#### PROBLEM DESCRIPTION
Only lines holding the string "code" are wanted; copy each one from the material.

#### GIVEN DATA
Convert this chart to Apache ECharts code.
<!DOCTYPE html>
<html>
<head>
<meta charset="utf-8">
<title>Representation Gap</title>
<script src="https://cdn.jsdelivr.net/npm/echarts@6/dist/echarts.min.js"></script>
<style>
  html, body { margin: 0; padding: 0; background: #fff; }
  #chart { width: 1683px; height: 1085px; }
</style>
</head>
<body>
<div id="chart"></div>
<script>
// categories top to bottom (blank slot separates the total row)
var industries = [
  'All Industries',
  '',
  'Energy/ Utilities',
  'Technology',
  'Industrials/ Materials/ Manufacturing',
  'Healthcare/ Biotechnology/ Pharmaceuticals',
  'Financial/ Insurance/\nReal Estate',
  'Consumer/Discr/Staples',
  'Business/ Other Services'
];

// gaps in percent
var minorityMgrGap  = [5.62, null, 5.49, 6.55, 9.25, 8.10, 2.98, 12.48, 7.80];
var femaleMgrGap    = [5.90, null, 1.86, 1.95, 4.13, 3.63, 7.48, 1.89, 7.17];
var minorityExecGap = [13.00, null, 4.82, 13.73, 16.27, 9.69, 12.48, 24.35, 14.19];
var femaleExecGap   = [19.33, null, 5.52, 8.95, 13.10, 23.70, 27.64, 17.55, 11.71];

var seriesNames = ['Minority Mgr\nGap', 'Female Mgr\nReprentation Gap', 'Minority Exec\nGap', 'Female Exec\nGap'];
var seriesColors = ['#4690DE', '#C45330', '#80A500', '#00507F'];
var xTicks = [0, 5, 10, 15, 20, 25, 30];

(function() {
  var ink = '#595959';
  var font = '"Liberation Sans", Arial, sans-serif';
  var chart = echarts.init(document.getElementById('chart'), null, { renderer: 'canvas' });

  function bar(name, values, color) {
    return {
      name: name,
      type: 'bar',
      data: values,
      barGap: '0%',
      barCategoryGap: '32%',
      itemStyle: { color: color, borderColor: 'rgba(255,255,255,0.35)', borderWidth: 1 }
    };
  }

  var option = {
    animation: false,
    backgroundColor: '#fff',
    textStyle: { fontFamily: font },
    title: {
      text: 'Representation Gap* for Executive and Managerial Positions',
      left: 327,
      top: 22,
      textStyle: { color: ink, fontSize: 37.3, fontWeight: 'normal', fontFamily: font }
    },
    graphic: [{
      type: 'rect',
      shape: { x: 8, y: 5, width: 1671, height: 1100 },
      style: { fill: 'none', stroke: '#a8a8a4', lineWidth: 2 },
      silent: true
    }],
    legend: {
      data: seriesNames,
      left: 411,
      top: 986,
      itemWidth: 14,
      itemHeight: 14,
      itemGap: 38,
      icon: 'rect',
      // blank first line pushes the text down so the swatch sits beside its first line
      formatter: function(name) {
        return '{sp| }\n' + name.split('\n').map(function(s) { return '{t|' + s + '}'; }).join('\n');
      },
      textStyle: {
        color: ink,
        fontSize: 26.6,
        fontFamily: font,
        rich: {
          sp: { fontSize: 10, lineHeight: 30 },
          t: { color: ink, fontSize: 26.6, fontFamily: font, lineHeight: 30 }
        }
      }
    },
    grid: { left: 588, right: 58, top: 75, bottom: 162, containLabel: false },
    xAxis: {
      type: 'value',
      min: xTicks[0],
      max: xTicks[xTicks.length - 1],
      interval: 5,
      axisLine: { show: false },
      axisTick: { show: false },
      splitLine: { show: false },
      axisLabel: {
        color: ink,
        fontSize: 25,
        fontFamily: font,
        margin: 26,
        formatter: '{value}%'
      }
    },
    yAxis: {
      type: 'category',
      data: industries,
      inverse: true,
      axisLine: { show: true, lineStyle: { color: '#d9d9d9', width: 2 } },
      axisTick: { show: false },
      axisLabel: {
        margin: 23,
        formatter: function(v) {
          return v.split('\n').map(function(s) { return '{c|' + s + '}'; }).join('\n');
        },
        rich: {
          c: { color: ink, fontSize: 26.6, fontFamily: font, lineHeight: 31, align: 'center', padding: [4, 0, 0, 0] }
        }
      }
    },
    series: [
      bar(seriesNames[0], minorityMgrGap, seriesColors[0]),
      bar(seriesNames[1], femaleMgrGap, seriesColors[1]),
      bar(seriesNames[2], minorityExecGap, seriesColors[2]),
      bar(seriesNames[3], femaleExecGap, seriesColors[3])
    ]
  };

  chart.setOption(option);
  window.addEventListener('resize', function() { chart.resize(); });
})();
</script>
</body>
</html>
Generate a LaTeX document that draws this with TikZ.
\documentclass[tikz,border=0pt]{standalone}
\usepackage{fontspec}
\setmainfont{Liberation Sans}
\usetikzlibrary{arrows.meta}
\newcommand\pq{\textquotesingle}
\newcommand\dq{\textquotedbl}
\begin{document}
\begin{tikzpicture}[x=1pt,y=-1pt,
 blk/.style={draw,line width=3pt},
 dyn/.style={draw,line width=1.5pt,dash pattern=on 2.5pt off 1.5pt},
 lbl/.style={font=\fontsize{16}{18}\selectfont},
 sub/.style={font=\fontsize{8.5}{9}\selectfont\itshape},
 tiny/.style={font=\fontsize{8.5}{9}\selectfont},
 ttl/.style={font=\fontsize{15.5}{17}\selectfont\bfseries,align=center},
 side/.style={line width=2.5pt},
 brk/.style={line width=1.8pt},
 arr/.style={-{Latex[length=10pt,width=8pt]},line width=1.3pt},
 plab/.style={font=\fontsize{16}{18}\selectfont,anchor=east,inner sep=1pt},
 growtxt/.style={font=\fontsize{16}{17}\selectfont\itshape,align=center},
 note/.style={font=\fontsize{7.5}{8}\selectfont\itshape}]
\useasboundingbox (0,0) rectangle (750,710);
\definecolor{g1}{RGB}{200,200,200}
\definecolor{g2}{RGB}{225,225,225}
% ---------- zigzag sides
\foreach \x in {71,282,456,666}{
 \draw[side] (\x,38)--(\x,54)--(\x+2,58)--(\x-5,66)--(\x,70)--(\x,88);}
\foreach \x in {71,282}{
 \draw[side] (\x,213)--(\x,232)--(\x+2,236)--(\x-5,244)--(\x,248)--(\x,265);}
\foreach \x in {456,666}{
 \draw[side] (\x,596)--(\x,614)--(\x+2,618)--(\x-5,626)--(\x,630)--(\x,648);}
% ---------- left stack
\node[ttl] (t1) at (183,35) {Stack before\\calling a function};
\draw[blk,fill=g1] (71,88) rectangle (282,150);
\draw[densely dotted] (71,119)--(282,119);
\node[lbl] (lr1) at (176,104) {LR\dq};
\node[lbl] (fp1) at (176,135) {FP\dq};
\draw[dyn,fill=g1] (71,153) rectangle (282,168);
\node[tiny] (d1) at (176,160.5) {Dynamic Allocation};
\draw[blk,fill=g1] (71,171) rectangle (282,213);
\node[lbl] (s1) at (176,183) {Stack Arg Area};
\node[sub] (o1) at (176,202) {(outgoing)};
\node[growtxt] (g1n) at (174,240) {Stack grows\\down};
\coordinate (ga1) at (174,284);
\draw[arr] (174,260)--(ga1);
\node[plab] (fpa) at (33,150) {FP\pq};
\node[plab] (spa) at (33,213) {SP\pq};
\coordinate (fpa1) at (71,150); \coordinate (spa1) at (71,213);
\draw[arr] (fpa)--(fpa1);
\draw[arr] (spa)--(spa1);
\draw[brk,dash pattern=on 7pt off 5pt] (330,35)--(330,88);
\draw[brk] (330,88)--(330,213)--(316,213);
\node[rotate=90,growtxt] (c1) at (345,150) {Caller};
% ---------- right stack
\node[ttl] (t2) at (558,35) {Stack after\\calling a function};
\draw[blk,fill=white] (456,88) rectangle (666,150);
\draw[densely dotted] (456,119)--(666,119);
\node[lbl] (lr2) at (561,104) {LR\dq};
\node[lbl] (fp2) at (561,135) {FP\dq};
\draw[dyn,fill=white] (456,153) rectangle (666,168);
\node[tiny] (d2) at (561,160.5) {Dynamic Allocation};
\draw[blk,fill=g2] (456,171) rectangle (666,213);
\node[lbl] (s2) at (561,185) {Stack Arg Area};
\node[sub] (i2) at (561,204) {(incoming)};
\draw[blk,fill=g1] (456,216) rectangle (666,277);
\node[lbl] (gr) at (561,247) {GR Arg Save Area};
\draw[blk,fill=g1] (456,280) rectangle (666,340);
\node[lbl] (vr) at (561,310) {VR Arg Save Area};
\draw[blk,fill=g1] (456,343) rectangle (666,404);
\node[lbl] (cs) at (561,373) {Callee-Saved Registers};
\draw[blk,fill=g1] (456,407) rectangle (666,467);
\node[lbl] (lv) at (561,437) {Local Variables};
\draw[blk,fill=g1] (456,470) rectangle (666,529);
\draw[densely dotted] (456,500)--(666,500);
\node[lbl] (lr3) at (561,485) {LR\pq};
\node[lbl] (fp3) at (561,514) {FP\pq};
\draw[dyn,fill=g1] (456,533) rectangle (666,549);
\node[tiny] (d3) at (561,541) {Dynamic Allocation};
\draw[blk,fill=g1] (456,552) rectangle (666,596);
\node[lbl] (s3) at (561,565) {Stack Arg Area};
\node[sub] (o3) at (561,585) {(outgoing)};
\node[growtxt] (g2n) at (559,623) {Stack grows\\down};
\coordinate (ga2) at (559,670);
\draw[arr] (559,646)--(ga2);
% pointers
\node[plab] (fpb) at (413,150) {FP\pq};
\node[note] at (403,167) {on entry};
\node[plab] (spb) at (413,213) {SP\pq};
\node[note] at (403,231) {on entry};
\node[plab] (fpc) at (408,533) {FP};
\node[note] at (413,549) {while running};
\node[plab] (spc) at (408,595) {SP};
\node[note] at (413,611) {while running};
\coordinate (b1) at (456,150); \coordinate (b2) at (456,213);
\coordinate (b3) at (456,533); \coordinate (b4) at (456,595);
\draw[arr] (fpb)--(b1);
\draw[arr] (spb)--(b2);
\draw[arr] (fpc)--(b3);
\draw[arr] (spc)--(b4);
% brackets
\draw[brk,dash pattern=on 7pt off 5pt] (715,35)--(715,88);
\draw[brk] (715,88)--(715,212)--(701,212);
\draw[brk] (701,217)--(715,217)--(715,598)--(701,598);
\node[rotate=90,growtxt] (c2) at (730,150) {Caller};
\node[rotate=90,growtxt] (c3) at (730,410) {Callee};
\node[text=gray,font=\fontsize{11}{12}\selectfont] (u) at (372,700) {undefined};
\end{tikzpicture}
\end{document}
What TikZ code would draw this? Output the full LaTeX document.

#### RESULT FOR THIS EXERCISE
Convert this chart to Apache ECharts code.
What TikZ code would draw this? Output the full LaTeX document.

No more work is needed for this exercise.